I have a new project. I'm excited. My motivation is high. I can't stop thinking about it. I've been waking up way too early and hovering over my computer.
I haven't been waking up early on purpose. It just happens. I figure I'm awake, I may as well write.
This is fun, but I think I'm running on adrenalin. How long can I go on 5 hours of sleep each night? How long before I crash.
Seriously, I need a lot of sleep, but the last few days, I've only had about 5 hours. I'm really tired at night, but what's new about that. I can only make it to 9:00 or so, but that's pretty normal for me. This morning I forced myself to go back to sleep, because I didn't know if I could last another day.

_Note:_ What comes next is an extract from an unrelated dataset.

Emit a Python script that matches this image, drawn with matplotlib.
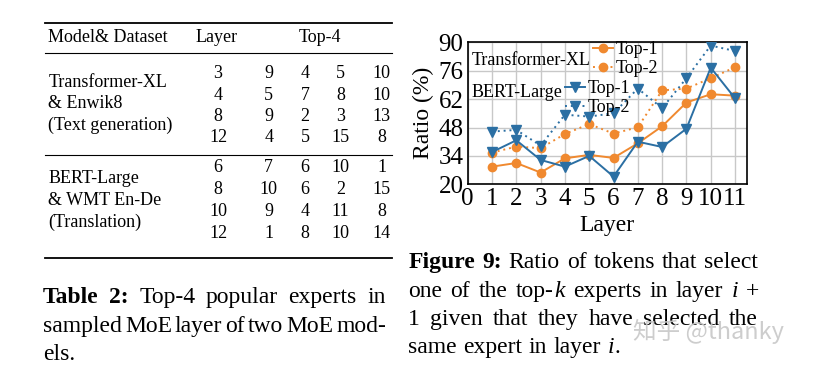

My house is looking a little neglected today. Dishes in the sink. Cluttered kitchen table. Grungy bathrooms. When was the last time I made my bed?
What to do?
I'm not the kind of girl who does desert first, but writing is more than desert to me. It feeds me. Will my husband divorce me, if I ignore the mess? No, but he might not like it that much. He likes me, though, and he wants me to be happy. Writing makes me happy. Cleaning I can live without.
If I clean first, I'll never get to the writing. If I write first, I'll never get to the cleaning.
What to do?
I'm thinking compromise. One hour of writing. One hour of cleaning. One hour of writing. One hour of cleaning. Maybe I can do this. Somehow I've got to fit a shower in.